Mix of Ancient, Advanced Technologies Salvage Older Elevator

Building manager Cody Hiles turns the key in front of a mural inside an elevator.

A downtown Des Moines apartment building avoided a costly elevator replacement last year after CIRAS helped its owners recreate an essential piece of safety equipment.

Investors bought the aging, 11-story building at 600 East Fifth Street in Des Moines in 2013. They then renamed it The Lyon and spent two years remodeling it into 103 new apartments. A problem soon became apparent, however, in that something important seemed to have been lost during the sale.

An account manager with The Lyon’s elevator maintenance company estimated that equipment there dates back “at least 50 years”—to a time when elevator shafts were built with key-controlled “safeties” located roughly at each floor to catch the car in case a cable broke. Once engaged, whether via accident or test, those safeties could only be reset by turning a key in a slot in the elevator car floor.

A key that The Lyon no longer had.

“The cab is original to the building, and they no longer manufacture that model,” said Brittany Jackson, an account manager with Premier Real Estate Services. Borrowing a key soon became untenable, so “we looked online. We looked on eBay. Nothing. Recreating one was the only option.”

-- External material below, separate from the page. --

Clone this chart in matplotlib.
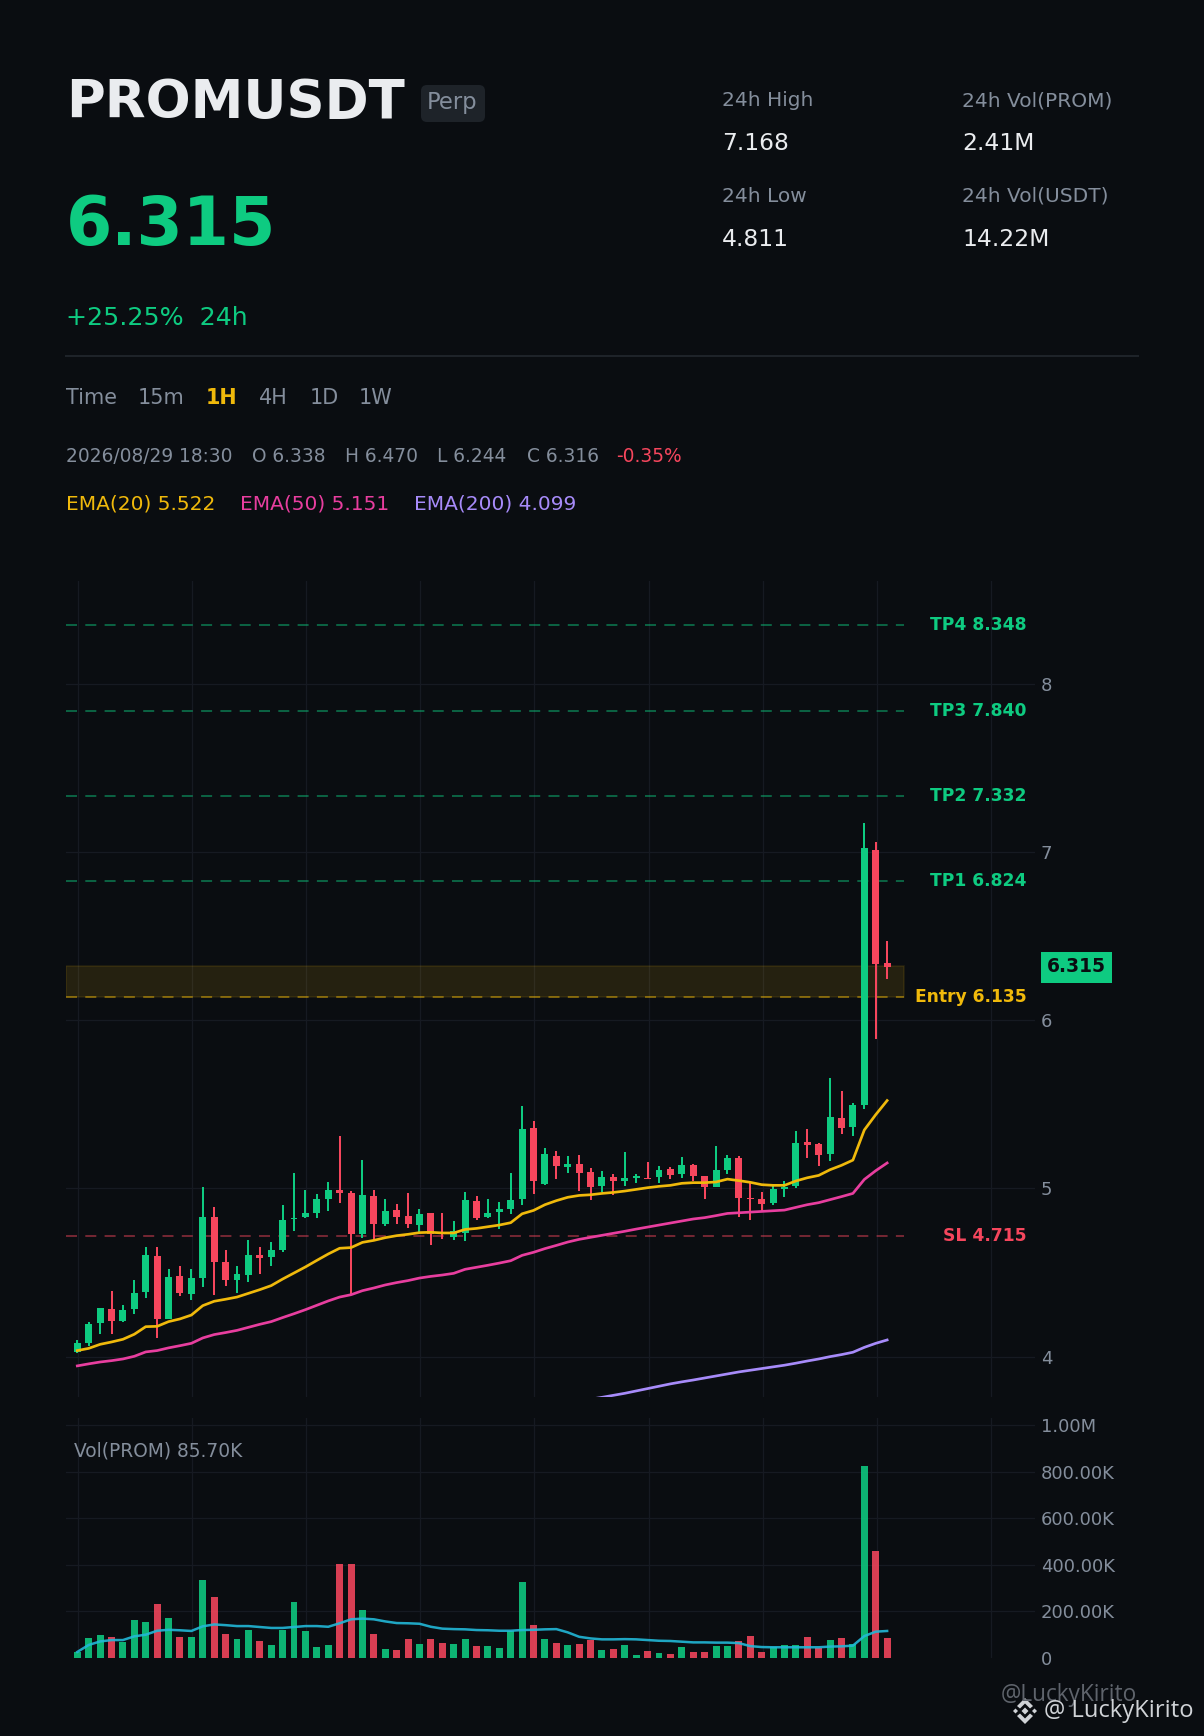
import numpy as np
import matplotlib
matplotlib.use("Agg")
import matplotlib.pyplot as plt
from matplotlib.patches import Rectangle, FancyBboxPatch, Polygon

W, H = 1204, 1736

# hourly candles
opens = [4.028, 4.081, 4.200, 4.283, 4.212, 4.283, 4.384, 4.598, 4.224, 4.479,
         4.372, 4.467, 4.830, 4.562, 4.455, 4.485, 4.604, 4.592, 4.634, 4.818,
         4.830, 4.853, 4.937, 4.990, 4.972, 4.729, 4.954, 4.788, 4.871, 4.836,
         4.782, 4.853, 4.741, 4.713, 4.735, 4.925, 4.830, 4.859, 4.877, 4.937,
         5.358, 5.026, 5.192, 5.127, 5.145, 5.097, 5.014, 5.067, 5.043, 5.061,
         5.061, 5.067, 5.115, 5.085, 5.139, 5.073, 5.008, 5.109, 5.180, 4.943,
         4.937, 4.913, 4.996, 5.014, 5.275, 5.263, 5.204, 5.418, 5.364, 5.496,
         7.014, 6.338]
highs = [4.099, 4.206, 4.289, 4.390, 4.307, 4.455, 4.652, 4.652, 4.521, 4.539,
         4.521, 5.008, 4.889, 4.634, 4.539, 4.693, 4.652, 4.681, 4.901, 5.091,
         4.990, 4.966, 5.038, 5.311, 4.984, 5.168, 4.990, 4.937, 4.907, 4.972,
         4.877, 4.853, 4.853, 4.806, 4.978, 4.954, 4.937, 4.919, 5.091, 5.489,
         5.400, 5.240, 5.222, 5.192, 5.198, 5.121, 5.103, 5.085, 5.216, 5.085,
         5.156, 5.133, 5.127, 5.186, 5.145, 5.073, 5.252, 5.198, 5.192, 5.038,
         4.978, 5.014, 5.044, 5.341, 5.353, 5.269, 5.655, 5.578, 5.507, 7.169,
         7.056, 6.470]
lows = [4.022, 4.063, 4.135, 4.135, 4.206, 4.253, 4.349, 4.111, 4.224, 4.360,
        4.337, 4.414, 4.366, 4.420, 4.378, 4.444, 4.491, 4.539, 4.622, 4.747,
        4.824, 4.824, 4.865, 4.913, 4.372, 4.705, 4.693, 4.776, 4.788, 4.764,
        4.741, 4.663, 4.699, 4.693, 4.687, 4.812, 4.824, 4.758, 4.847, 4.901,
        4.966, 5.020, 5.055, 5.091, 4.984, 4.931, 4.978, 4.960, 5.014, 5.032,
        5.055, 5.032, 5.055, 5.061, 5.043, 4.937, 5.008, 5.085, 4.830, 4.812,
        4.863, 4.901, 4.949, 5.002, 5.180, 5.133, 5.162, 5.323, 5.311, 5.472,
        5.889, 6.244]
closes = [4.081, 4.194, 4.289, 4.212, 4.277, 4.378, 4.604, 4.224, 4.473, 4.378,
          4.467, 4.830, 4.562, 4.455, 4.491, 4.604, 4.586, 4.634, 4.812, 4.824,
          4.853, 4.937, 4.990, 4.972, 4.729, 4.960, 4.788, 4.865, 4.830, 4.788,
          4.848, 4.729, 4.729, 4.747, 4.931, 4.824, 4.853, 4.877, 4.931, 5.352,
          5.043, 5.204, 5.133, 5.145, 5.091, 5.008, 5.067, 5.043, 5.061, 5.073,
          5.055, 5.109, 5.079, 5.139, 5.073, 5.008, 5.109, 5.180, 4.943, 4.937,
          4.907, 4.996, 5.008, 5.269, 5.258, 5.198, 5.424, 5.358, 5.495, 7.026,
          6.335, 6.316]

ema20 = [4.036, 4.049, 4.073, 4.087, 4.103, 4.133, 4.178, 4.180, 4.208, 4.224,
         4.247, 4.303, 4.329, 4.341, 4.354, 4.376, 4.398, 4.422, 4.461, 4.497,
         4.533, 4.572, 4.610, 4.644, 4.648, 4.679, 4.691, 4.707, 4.719, 4.727,
         4.737, 4.739, 4.735, 4.735, 4.756, 4.762, 4.772, 4.782, 4.796, 4.849,
         4.869, 4.903, 4.927, 4.947, 4.958, 4.962, 4.970, 4.976, 4.984, 4.994,
         5.004, 5.012, 5.018, 5.030, 5.034, 5.034, 5.038, 5.055, 5.046, 5.036,
         5.022, 5.018, 5.018, 5.044, 5.063, 5.077, 5.111, 5.137, 5.168, 5.347,
         5.438, 5.522]
ema50 = [3.945, 3.957, 3.968, 3.976, 3.986, 4.002, 4.028, 4.036, 4.052, 4.065,
         4.079, 4.111, 4.131, 4.143, 4.156, 4.174, 4.192, 4.208, 4.232, 4.255,
         4.279, 4.305, 4.331, 4.354, 4.368, 4.392, 4.408, 4.426, 4.440, 4.452,
         4.467, 4.477, 4.485, 4.495, 4.519, 4.531, 4.543, 4.556, 4.570, 4.602,
         4.620, 4.642, 4.661, 4.681, 4.697, 4.709, 4.721, 4.733, 4.745, 4.758,
         4.770, 4.782, 4.794, 4.806, 4.818, 4.826, 4.838, 4.851, 4.855, 4.859,
         4.863, 4.867, 4.871, 4.887, 4.903, 4.915, 4.933, 4.951, 4.970, 5.053,
         5.105, 5.151]
# only the part that comes into view, starts at candle 45
ema200_start = 45
ema200 = [3.747, 3.758, 3.770, 3.782, 3.796, 3.810, 3.824, 3.838, 3.850, 3.861,
          3.873, 3.885, 3.897, 3.909, 3.919, 3.929, 3.939, 3.949, 3.961, 3.974,
          3.986, 4.000, 4.012, 4.026, 4.055, 4.079, 4.099]

volumes = [26, 86, 99, 90, 69, 163, 154, 231, 171, 90,
           90, 334, 261, 103, 81, 120, 73, 56, 120, 240,
           116, 47, 56, 403, 403, 206, 103, 39, 34, 81,
           60, 81, 64, 60, 81, 51, 51, 43, 116, 326,
           141, 81, 64, 56, 60, 77, 34, 39, 56, 13,
           30, 21, 17, 47, 26, 26, 51, 51, 73, 94,
           26, 47, 56, 56, 90, 43, 77, 86, 60, 823,
           459, 85.7]
vol_ma = [26, 56, 71, 77, 77, 93, 100, 117, 121, 119,
          116, 136, 144, 141, 137, 137, 133, 129, 129, 133,
          137, 137, 134, 149, 166, 169, 166, 157, 150, 149,
          147, 134, 126, 124, 123, 120, 119, 117, 117, 120,
          121, 123, 124, 110, 91, 84, 80, 80, 81, 80,
          77, 74, 73, 70, 67, 67, 66, 66, 64, 51,
          47, 46, 46, 46, 46, 46, 49, 50, 53, 94,
          113, 116]

level_names = ["TP4", "TP3", "TP2", "TP1", "Entry", "SL"]
level_prices = [8.348, 7.840, 7.332, 6.824, 6.135, 4.715]
last_price = 6.315
zone_top = 6.32

price_ticks = [4, 5, 6, 7, 8]
vol_ticks = [0, 200, 400, 600, 800, 1000]
vol_tick_labels = ["0", "200.00K", "400.00K", "600.00K", "800.00K", "1.00M"]

BG = "#0a0d11"
GRID = "#161a22"
UP = "#0ecb81"
DOWN = "#f6465d"
GOLD = "#f0b90b"
PINK = "#e83e9f"
PURPLE = "#a78bfa"
CYAN = "#22b8d8"
MUTED = "#848e9c"
WHITE = "#eaecef"


def pt(px):
    return px * 0.72


def panel(left, top, right, bottom):
    return fig.add_axes([left / W, 1 - bottom / H, (right - left) / W, (bottom - top) / H])


fig = plt.figure(figsize=(W / 100, H / 100), dpi=100, facecolor=BG)
plt.rcParams['font.family'] = ['DejaVu Sans']

ax = panel(66, 581, 1035, 1397)
axv = panel(66, 1418, 1035, 1658)

x = np.arange(len(opens))
colors = [UP if c >= o else DOWN for o, c in zip(opens, closes)]
xlim = ((66 - 77.3) / 11.406, (1035 - 77.3) / 11.406)

for a in (ax, axv):
    a.set_facecolor(BG)
    a.set_xlim(*xlim)
    a.set_xticks(np.arange(0, 81, 10) + 0.08)
    a.tick_params(axis='x', length=0, labelbottom=False)
    a.tick_params(axis='y', length=0, labelleft=False, labelright=True, pad=pt(6),
                  labelcolor=MUTED, labelsize=pt(18))
    a.grid(True, color=GRID, lw=pt(1.3))
    a.set_axisbelow(True)
    for s in a.spines.values():
        s.set_visible(False)

# price panel
ax.set_ylim(3.76, 8.61)
ax.set_yticks(price_ticks)
ax.set_yticklabels([str(t) for t in price_ticks])

line_end = (904 - 66) / (1035 - 66)
label_x = (1027 - 66) / (1035 - 66)
ax.add_patch(Rectangle((0, level_prices[4]), line_end, zone_top - level_prices[4],
                       transform=ax.get_yaxis_transform(), facecolor=GOLD, alpha=0.12,
                       edgecolor=GOLD, lw=pt(1.5), zorder=1))
for name, price in zip(level_names, level_prices):
    col = GOLD if name == "Entry" else DOWN if name == "SL" else UP
    ax.plot([0, line_end], [price, price], transform=ax.get_yaxis_transform(), color=col,
            lw=pt(1.6), alpha=0.55, dashes=(11 / 1.6, 8.3 / 1.6), zorder=1.5)
    ax.text(label_x, price, f"{name} {price:.3f}", transform=ax.get_yaxis_transform(),
            color=col, fontsize=pt(17.1), fontweight='bold', ha='right', va='center')

ax.vlines(x, lows, highs, colors=colors, lw=pt(2), zorder=3)
ax.bar(x, np.array(closes) - np.array(opens), bottom=opens, width=0.61, color=colors,
       linewidth=0, zorder=3)

ax.plot(x, ema20, color=GOLD, lw=pt(2.7), zorder=4, solid_joinstyle='round')
ax.plot(x, ema50, color=PINK, lw=pt(2.7), zorder=4, solid_joinstyle='round')
ax.plot(x[ema200_start:], ema200, color=PURPLE, lw=pt(2.7), zorder=4, solid_joinstyle='round')

# volume panel
axv.set_ylim(0, 1030)
axv.set_yticks(vol_ticks)
axv.set_yticklabels(vol_tick_labels)
axv.yaxis.get_gridlines()[0].set_visible(False)
axv.bar(x, volumes, width=0.61, color=colors, alpha=0.88, linewidth=0, zorder=3)
axv.plot(x, vol_ma, color=CYAN, lw=pt(2.5), alpha=0.9, zorder=4)

# everything around the panels, in pixels
ui = fig.add_axes([0, 0, 1, 1], facecolor='none')
ui.set_xlim(0, W)
ui.set_ylim(H, 0)
ui.axis('off')


def label(px, py, s, color=MUTED, size=20, weight='normal', **kw):
    ui.text(px, py, s, color=color, fontsize=pt(size), fontweight=weight, va='center', **kw)


label(66, 103, "PROMUSDT", WHITE, 53, 'bold')
ui.add_patch(FancyBboxPatch((424, 88), 58, 31, boxstyle="round,pad=3,rounding_size=6",
                            facecolor="#1e2329", edgecolor='none'))
label(427, 103, "Perp", MUTED, 22.6)
label(66, 226, "6.315", UP, 66.5, 'bold')
label(66, 318, "+25.25%  24h", UP, 25.2)

label(722, 101, "24h High", MUTED, 20.1)
label(722, 144, "7.168", WHITE, 23.4)
label(722, 196, "24h Low", MUTED, 20.1)
label(722, 239, "4.811", WHITE, 23.4)
label(962.5, 101, "24h Vol(PROM)", MUTED, 20.1)
label(962.5, 144, "2.41M", WHITE, 23.4)
label(962.5, 196, "24h Vol(USDT)", MUTED, 20.1)
label(962.5, 239, "14.22M", WHITE, 23.4)

ui.plot([66, 1138], [356, 356], color="#1e2329", lw=pt(2))

for px, s in zip([66, 138, 259, 310, 359], ["Time", "15m", "4H", "1D", "1W"]):
    label(px, 398, s, MUTED, 20.8)
label(206, 398, "1H", GOLD, 20.8, 'bold')

for px, s in zip([66, 252, 345, 437, 527],
                 ["2026/08/29 18:30", "O 6.338", "H 6.470", "L 6.244", "C 6.316"]):
    label(px, 456, s, MUTED, 18.7)
label(616.5, 456, "-0.35%", DOWN, 18.7)

label(66, 504, "EMA(20) 5.522", GOLD, 20.2)
label(240, 504, "EMA(50) 5.151", PINK, 20.2)
label(414, 504, "EMA(200) 4.099", PURPLE, 20.2)

label(74, 1451, "Vol(PROM) 85.70K", MUTED, 18.6)

# last price tag
ui.add_patch(Rectangle((1041, 952), 71, 31, facecolor=UP, edgecolor='none'))
label(1076.5, 967, "6.315", BG, 18.8, 'bold', ha='center')

# watermarks
label(1001, 1695, "@LuckyKirito", "#5f646c", 22.6, family='Open Sans')
label(1044, 1711, "@ LuckyKirito", "#d0d3d7", 23.8, family='Open Sans')
lx, ly = 1025, 1711
for cx, cy, r in [(lx, ly, 3.5), (lx - 9.5, ly, 2.5), (lx + 9.5, ly, 2.5)]:
    ui.add_patch(Polygon([(cx - r, cy), (cx, cy - r), (cx + r, cy), (cx, cy + r)], color="#d0d3d7", lw=0))
for sign in (-1, 1):
    ui.add_patch(Polygon([(lx - 8, ly + sign * 5), (lx, ly + sign * 13), (lx + 8, ly + sign * 5),
                          (lx + 5, ly + sign * 2.5), (lx, ly + sign * 7.5), (lx - 5, ly + sign * 2.5)],
                         color="#d0d3d7", lw=0))

fig.savefig("out.png", dpi=100, facecolor=BG)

Premier contacted CIRAS for help, but physical limitations blocked the first attempt to create a 3D scan of the keyhole. So experts reverted to much older technology: they stuffed modeling clay into the mechanism, then scanned the removed clay and used it to create a 3D design.

A close-up of the keyhole.

Chris Hill, director of the CIRAS Technology Assistance Program (TAP), then worked with CIRAS project manager Jake Behrens to clean up the computerized design and 3D print a plastic prototype. After a few modifications, CIRAS used its metal 3D printer to create a new permanent key.

“This just shows that these technologies are not just for manufacturers,” Hill said, arguing that many technologies found in Iowa State University’s Digital Manufacturing Lab powered by Alliant Energy also could prove helpful in other ways, such as when builders seek to recreate old architectural features. “There are a lot of other areas where they can be put to use.”

A clay molding used for scanning (left) and two plastic prototypes.

For Jackson, the project was a lifesaver.

“Without this option, I’m not quite sure where the owners of our building would be,” she said. “We got severely lucky in finding CIRAS.”